Beginning to realise that any arrogance we’d brought to Liverpool – “The great thing about the North is that you always feel really thin”, said my friend on the train – was not necessarily accurate,  we left Marco’s and hit Alma de Cuba, a massive glam bar/club, where at 11 pm they throw rose petals off a balcony onto the gyrating crowd.

Here we realised very clearly: We are invisible here. We are so shabby compared to these girls it literally looks like we came straight from bed, in our pyjamas, in our (non-sex) bed hair. We are wearing neither bright colours nor 5 inch stilettos. We are pale. Our breasts are fairly safely concealed from view. Our hair is tied back and contains no trace of rollers or hairspray. We are fat (relatively).

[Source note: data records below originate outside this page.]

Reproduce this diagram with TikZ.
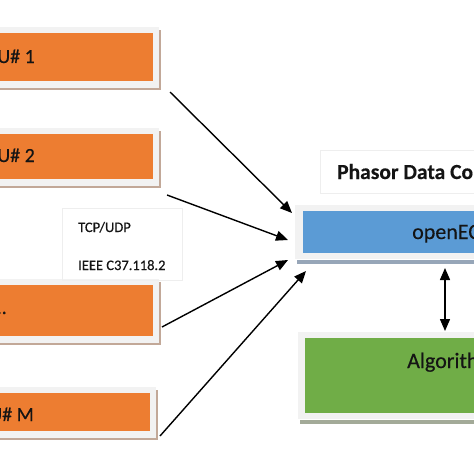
\documentclass[tikz,border=0pt]{standalone}
\usepackage{fontspec}
\setmainfont{Carlito}[FakeBold=0.35]
\usetikzlibrary{arrows.meta}
\definecolor{pmuorange}{HTML}{ED7D31}
\definecolor{pdcblue}{HTML}{5B9BD5}
\definecolor{alggreen}{HTML}{70AD47}
\definecolor{framegray}{HTML}{F2F2F2}
\definecolor{shadeorange}{HTML}{C2A898}
\definecolor{shadeblue}{HTML}{97A6B8}
\definecolor{shadegreen}{HTML}{A3AA98}
\definecolor{txt}{HTML}{141414}
\definecolor{faint}{HTML}{EEEEEE}
\tikzset{
  boxfill/.style={draw=none, inner sep=0pt, outer sep=0pt},
  lbl/.style={inner sep=0pt, text=txt},
  conn/.style={line width=1.4pt, -{Triangle[length=12pt,width=10pt]}},
  dconn/.style={line width=1.4pt, {Triangle[length=12pt,width=10pt]}-{Triangle[length=12pt,width=10pt]}},
  big/.style={font=\fontsize{20}{24}\selectfont},
}
\begin{document}
\begin{tikzpicture}[x=1pt,y=-1pt]
\useasboundingbox (0,0) rectangle (474,474);
\clip (0,0) rectangle (474,474);
\fill[white] (0,0) rectangle (474,474);

% ---- PMU boxes: shadow, frame, orange body
\foreach \t/\b/\r in {33/81/153, 134/179/153, 285/336/153, 393/431/150}{
  \fill[shadeorange] (-10,\t-3) rectangle (\r+8,\b+9);
  \fill[framegray] (-10,\t-6) rectangle (\r+6,\b+7);
}
\node[boxfill, fill=pmuorange, minimum width=163pt, minimum height=48pt, anchor=north west] (p1) at (-10,33) {};
\node[boxfill, fill=pmuorange, minimum width=163pt, minimum height=45pt, anchor=north west] (p2) at (-10,134) {};
\node[boxfill, fill=pmuorange, minimum width=163pt, minimum height=51pt, anchor=north west] (p3) at (-10,285) {};
\node[boxfill, fill=pmuorange, minimum width=160pt, minimum height=38pt, anchor=north west] (p4) at (-10,393) {};

\node[lbl, big, anchor=base east] (t1) at (35,63) {PMU\# 1};
\node[lbl, big, anchor=base east] (t2) at (35,162) {PMU\# 2};
\node[lbl, big, anchor=base east] (t3) at (7,314) {......};
\node[lbl, big, anchor=base east] (t4) at (34,421) {PMU\# M};

% ---- protocol box
\node[boxfill, draw=faint, line width=0.8pt, minimum width=120pt, minimum height=72pt, anchor=north west] (proto) at (62,208) {};
\node[lbl, font=\fontsize{14.5}{17}\selectfont, anchor=base west] (tcp) at (78,232) {TCP/UDP};
\node[lbl, font=\fontsize{14.5}{17}\selectfont, anchor=base west] (ieee) at (78,270) {IEEE C37.118.2};

% ---- PDC title box
\node[boxfill, draw=faint, line width=0.8pt, minimum width=170pt, minimum height=43pt, anchor=north west] (pdcbox) at (320,150) {};
\node[lbl, font=\fontsize{21.5}{25}\selectfont\bfseries, anchor=base west] (pdc) at (337,179) {Phasor Data Concentrator};

% ---- openECA box
\fill[shadeblue] (297,260) rectangle (480,264);
\fill[framegray] (295,205) rectangle (480,259);
\node[boxfill, fill=pdcblue, minimum width=177pt, minimum height=42pt, anchor=north west] (eca) at (303,211) {};
\node[lbl, font=\fontsize{22}{26}\selectfont, anchor=base west] (ecat) at (412,239) {openECA};

% ---- Algorithm box
\fill[shadegreen] (300,420) rectangle (480,424);
\fill[framegray] (298,332) rectangle (480,419);
\node[boxfill, fill=alggreen, minimum width=175pt, minimum height=75pt, anchor=north west] (alg) at (305,338) {};
\node[lbl, font=\fontsize{22}{26}\selectfont, anchor=base west] (algt) at (407,368) {Algorithm};

% ---- connectors
\coordinate (s1) at (170,92);  \coordinate (e1) at (292,213);
\coordinate (s2) at (167,195); \coordinate (e2) at (288,240);
\coordinate (s3) at (162,327); \coordinate (e3) at (288,260);
\coordinate (s4) at (160,436); \coordinate (e4) at (306,271);
\coordinate (u) at (445,268);  \coordinate (d) at (445,331);
\draw[conn] (s1) -- (e1);
\draw[conn] (s2) -- (e2);
\draw[conn] (s3) -- (e3);
\draw[conn] (s4) -- (e4);
\draw[dconn] (u) -- (d);
\end{tikzpicture}
\end{document}
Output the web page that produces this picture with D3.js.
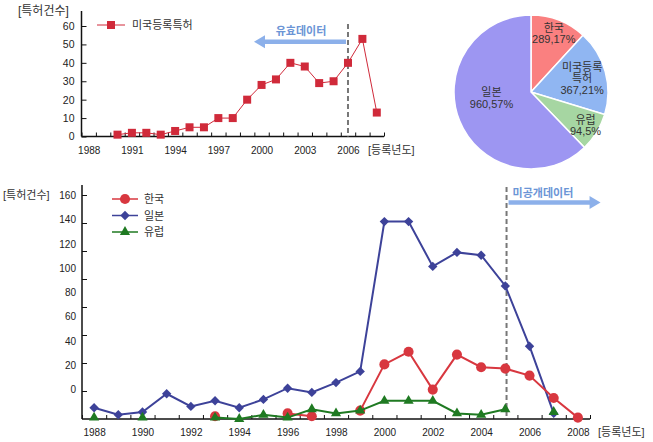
<!DOCTYPE html>
<html><head><meta charset="utf-8">
<script src="https://cdn.jsdelivr.net/npm/d3@7"></script>
<style>
body{margin:0;background:#fff}
text{font-family:"Liberation Sans",Arial,"Noto Sans CJK KR",sans-serif}
</style>
</head><body>
<svg id="c" width="653" height="442"></svg>
<script>
// ---------- data ----------
const years = [1988,1989,1990,1991,1992,1993,1994,1995,1996,1997,1998,1999,2000,2001,2002,2003,2004,2005,2006,2007,2008];
const usRegistered = [null,null,1,2,2,1,3,5,5,10,10,20,28,31,40,38,29,30,40,53,13];
const korea  = [null,null,null,null,null,2,null,null,4,2,null,6,39,48,21,46,37,36,31,15,1];
const japan  = [8,3,5,18,9,13,8,14,22,19,26,34,141,141,109,119,117,95,52,4,null];
const europe = [1,null,1,null,null,1,0,3,1,7,4,6,13,13,13,4,3,7,null,5,null];

const topYTicks = [0,10,20,30,40,50,60];
const topXLabels = [1988,1991,1994,1997,2000,2003,2006];
const bottomYTicks = [20,40,60,80,100,120,140,160];
const bottomYLabels = [0,20,40,60,80,100,120,140,160];
const bottomXLabels = [1988,1990,1992,1994,1996,1998,2000,2002,2004,2006,2008];

const pieNames = [["한국"],["미국등록","특허"],["유럽"],["일본"]];
const pieCounts = [289,367,94,960];
const piePercents = [17,21,5,57];
const pieSliceShares = [11.8,17.9,8.1,62.2];

const validCutoffYear = 2006;
const undisclosedCutoffYear = 2005.05;

// ---------- styles ----------
const pieColors = ["#fa8080","#90b6f2","#a6d6a2","#9d96f2"];
const usColor = "#d02a3a";
const koreaColor = "#d8373f", japanColor = "#3d4299", europeColor = "#1f7a22";
const arrowColor = "#8cb0ea", arrowText = "#6b95d6";
const axisColor = "#111", labelColor = "#222";

const svg = d3.select("#c");
const halfYears = d3.range(1987.5, 2009, 1);

// ================= TOP-LEFT CHART =================
const xT = d3.scaleLinear().domain([1987.5, 2008.5]).range([81.5, 384]);
const yT = d3.scaleLinear().domain([0, 60]).range([136.5, 26]);
const gT = svg.append("g");

gT.append("g").attr("transform", `translate(${xT(1987.5)},0)`)
  .call(d3.axisLeft(yT).tickValues(topYTicks).tickSize(-5).tickPadding(7).tickFormat(d3.format("d")))
  .call(g => { g.select(".domain").remove();
    g.selectAll("line").attr("stroke", axisColor);
    g.selectAll("text").attr("font-size", 10.5).attr("fill", labelColor); });
gT.append("g").attr("transform", `translate(0,${yT(0)})`)
  .call(d3.axisBottom(xT).tickValues(halfYears).tickSize(-4).tickFormat(""))
  .call(g => { g.select(".domain").remove(); g.selectAll("line").attr("stroke", axisColor); });
gT.append("g").attr("transform", `translate(0,${yT(0)})`)
  .call(d3.axisBottom(xT).tickValues(topXLabels).tickSize(0).tickPadding(10).tickFormat(d3.format("d")))
  .call(g => { g.select(".domain").remove();
    g.selectAll("text").attr("font-size", 10).attr("fill", labelColor); });
gT.append("line").attr("x1", xT(1987.5)).attr("x2", xT(1987.5)).attr("y1", 11).attr("y2", yT(0))
  .attr("stroke", axisColor).attr("stroke-width", 1.5);
gT.append("line").attr("x1", xT(1987.5)).attr("x2", xT(2008.5)).attr("y1", yT(0)).attr("y2", yT(0))
  .attr("stroke", axisColor).attr("stroke-width", 1.5);

gT.append("line").attr("x1", xT(validCutoffYear)).attr("x2", xT(validCutoffYear))
  .attr("y1", 24).attr("y2", yT(0)).attr("stroke", "#777").attr("stroke-width", 2).attr("stroke-dasharray", "5,3");
{
  const x0 = xT(validCutoffYear) - 2, tip = x0 - 92, ay = 41.7;
  gT.append("line").attr("x1", x0).attr("x2", tip + 8).attr("y1", ay).attr("y2", ay)
    .attr("stroke", arrowColor).attr("stroke-width", 4.5);
  gT.append("path").attr("d", `M${tip},${ay} L${tip + 11},${ay - 6.5} L${tip + 11},${ay + 6.5} Z`).attr("fill", arrowColor);
  gT.append("text").attr("x", 301).attr("y", 35).attr("text-anchor", "middle")
    .attr("font-size", 11).attr("font-weight", "bold").attr("fill", arrowText).text("유효데이터");
}

const topData = years.map((y, i) => ({ x: y, v: usRegistered[i] }));
gT.append("path").datum(topData)
  .attr("d", d3.line().defined(d => d.v != null).x(d => xT(d.x)).y(d => yT(d.v)))
  .attr("fill", "none").attr("stroke", usColor).attr("stroke-width", 1);
gT.selectAll("rect.m").data(topData.filter(d => d.v != null)).join("rect").attr("class", "m")
  .attr("x", d => xT(d.x) - 4).attr("y", d => yT(d.v) - 4).attr("width", 8).attr("height", 8)
  .attr("fill", usColor);

gT.append("line").attr("x1", 97).attr("x2", 125).attr("y1", 25).attr("y2", 25).attr("stroke", usColor).attr("stroke-width", 1);
gT.append("rect").attr("x", 107).attr("y", 21).attr("width", 8).attr("height", 8).attr("fill", usColor);
gT.append("text").attr("x", 132).attr("y", 29).attr("font-size", 11).attr("fill", "#333").text("미국등록특허");
gT.append("text").attr("x", 18).attr("y", 15).attr("font-size", 12).attr("fill", "#333").text("[특허건수]");
gT.append("text").attr("x", 368).attr("y", 154).attr("font-size", 11).attr("fill", "#333").text("[등록년도]");

// ================= PIE =================
const pieG = svg.append("g").attr("transform", "translate(531,92)");
const pie = d3.pie().sort(null).value(d => d)(pieSliceShares);
const arc = d3.arc().innerRadius(0).outerRadius(77);
pieG.selectAll("path").data(pie).join("path")
  .attr("d", arc).attr("fill", (d, i) => pieColors[i]).attr("stroke", "#fff").attr("stroke-width", 1.5);
const labelR = [63, 53, 64, 40];
pie.forEach((d, i) => {
  let a = (d.startAngle + d.endAngle) / 2;
  if (i === 3) a = a + 0.23;
  const cx = Math.sin(a) * labelR[i], cy = -Math.cos(a) * labelR[i];
  const lines = pieNames[i].concat([`${pieCounts[i]},${piePercents[i]}%`]);
  const lh = 11.5;
  const t = pieG.append("text").attr("text-anchor", "middle").attr("font-size", 11).attr("fill", "#333");
  lines.forEach((s, k) => {
    t.append("tspan").attr("x", cx).attr("y", cy + (k - (lines.length - 1) / 2) * lh + 4).text(s);
  });
});

// ================= BOTTOM CHART =================
const xB = d3.scaleLinear().domain([1987.5, 2008.5]).range([82, 590]);
const yB = d3.scaleLinear().domain([0, 160]).range([419, 195]);
const yLab = d3.scaleLinear().domain([0, 160]).range([389.5, 195.5]);
const gB = svg.append("g");

gB.append("g").attr("transform", `translate(${xB(1987.5)},0)`)
  .call(d3.axisLeft(yB).tickValues(bottomYTicks).tickSize(-5).tickFormat(""))
  .call(g => { g.select(".domain").remove(); g.selectAll("line").attr("stroke", axisColor); });
gB.append("g").attr("transform", `translate(${xB(1987.5)},0)`)
  .call(d3.axisLeft(yLab).tickValues(bottomYLabels).tickSize(0).tickPadding(6).tickFormat(d3.format("d")))
  .call(g => { g.select(".domain").remove();
    g.selectAll("text").attr("font-size", 10).attr("fill", labelColor); });
gB.append("g").attr("transform", `translate(0,${yB(0)})`)
  .call(d3.axisBottom(xB).tickValues(halfYears).tickSize(-4).tickFormat(""))
  .call(g => { g.select(".domain").remove(); g.selectAll("line").attr("stroke", axisColor); });
gB.append("g").attr("transform", `translate(0,${yB(0)})`)
  .call(d3.axisBottom(xB).tickValues(bottomXLabels).tickSize(0).tickPadding(10).tickFormat(d3.format("d")))
  .call(g => { g.select(".domain").remove();
    g.selectAll("text").attr("font-size", 10).attr("fill", labelColor); });
gB.append("line").attr("x1", xB(1987.5)).attr("x2", xB(1987.5)).attr("y1", 185).attr("y2", yB(0))
  .attr("stroke", axisColor).attr("stroke-width", 1.5);
gB.append("line").attr("x1", xB(1987.5)).attr("x2", xB(2008.5)).attr("y1", yB(0)).attr("y2", yB(0))
  .attr("stroke", axisColor).attr("stroke-width", 1.5);

{
  const cx = xB(undisclosedCutoffYear);
  gB.append("line").attr("x1", cx).attr("x2", cx).attr("y1", 187).attr("y2", yB(0))
    .attr("stroke", "#777").attr("stroke-width", 2).attr("stroke-dasharray", "5,3");
  const ay = 202.5, x0 = cx + 2, tip = cx + 94;
  gB.append("line").attr("x1", x0).attr("x2", tip - 8).attr("y1", ay).attr("y2", ay)
    .attr("stroke", arrowColor).attr("stroke-width", 4.5);
  gB.append("path").attr("d", `M${tip},${ay} L${tip - 11},${ay - 6.5} L${tip - 11},${ay + 6.5} Z`).attr("fill", arrowColor);
  gB.append("text").attr("x", cx + 6).attr("y", 197).attr("font-size", 11).attr("font-weight", "bold")
    .attr("fill", arrowText).text("미공개데이터");
}

const series = [
  { name: "일본", vals: japan, color: japanColor, shape: d3.symbolSquare, size: 44, rot: 45 },
  { name: "한국", vals: korea, color: koreaColor, shape: d3.symbolCircle, size: 80, rot: 0 },
  { name: "유럽", vals: europe, color: europeColor, shape: d3.symbolTriangle, size: 45, rot: 0 }
];
series.forEach(s => {
  const data = years.map((y, i) => ({ x: y, v: s.vals[i] }));
  gB.append("path").datum(data)
    .attr("d", d3.line().defined(d => d.v != null).x(d => xB(d.x)).y(d => yB(d.v)))
    .attr("fill", "none").attr("stroke", s.color).attr("stroke-width", 2);
  gB.selectAll(null).data(data.filter(d => d.v != null)).join("path")
    .attr("d", d3.symbol().type(s.shape).size(s.size))
    .attr("transform", d => `translate(${xB(d.x)},${yB(d.v)}) rotate(${s.rot})`)
    .attr("fill", s.color);
});

const legendItems = [series[1], series[0], series[2]];
legendItems.forEach((s, i) => {
  const ly = 199 + i * 16.5;
  gB.append("line").attr("x1", 112).attr("x2", 138).attr("y1", ly).attr("y2", ly).attr("stroke", s.color).attr("stroke-width", 1.5);
  gB.append("path").attr("d", d3.symbol().type(s.shape).size(s.size))
    .attr("transform", `translate(125,${ly}) rotate(${s.rot})`).attr("fill", s.color);
  gB.append("text").attr("x", 144).attr("y", ly + 4).attr("font-size", 11).attr("fill", "#333").text(s.name);
});
gB.append("text").attr("x", 3).attr("y", 199).attr("font-size", 11).attr("fill", "#333").text("[특허건수]");
gB.append("text").attr("x", 598).attr("y", 436).attr("font-size", 11).attr("fill", "#333").text("[등록년도]");
</script>
</body></html>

It was a festival of tiny (fake) tanned women with (fake) big boobs, all dressed in what appeared to me to be couture or its best approximation. Not Paris-style couture, but some monstrous reserve stock or line made just for women like these: as if Dolce and Gabbana had gone mad and been violently sick in a bondage shop. Nothing looked cheap, dreary or high street – just eyeball-yanking and a touch headfucking (see pictures below for more on a “northern” take on popular couture brands). One dancer – in a tightly sinched white shift – kept drawing up her hemline to show the black silky triangle of her pants. Never seen that before. One girl had her hair sprayed into the shape of two coathangers on either side: it was more a square of cotton candy than hair.

Above all, it looked like these women lived for their glad rags, for the heaving fashion shows – the bars and clubs – in which they get to show them off. This was Vanity Fair in 2011, and I can tell you one thing about the Liverpool: girls like us, London snobs, actually come away feeling like London slobs. But of course, that’s the way we like it.

A Louboutin (Wag range?) in Cricket, Colleen R's favourite shop.

Yes, it looks like the Serenghetti after a hunting spree. This, however, is another Louboutin, note foot slit in the front. The thing behind is a matching bag.

More Louboutin, from the bondage line.

I know what you're thinking. But no, these aren't from New Look. They are expensive YSLs (oil magnate wife range?).


* An unrelated point. It is interesting that Adele has achieved world fame as a young, straight female singer while also being distinctly chubby. Not chubby for showbiz – just chubby. This is not coincidence. She has had to be 4,000 times better everyone else to get there. Eat your heart out Cheryl, Avril, Katy and frankly vile Gaga.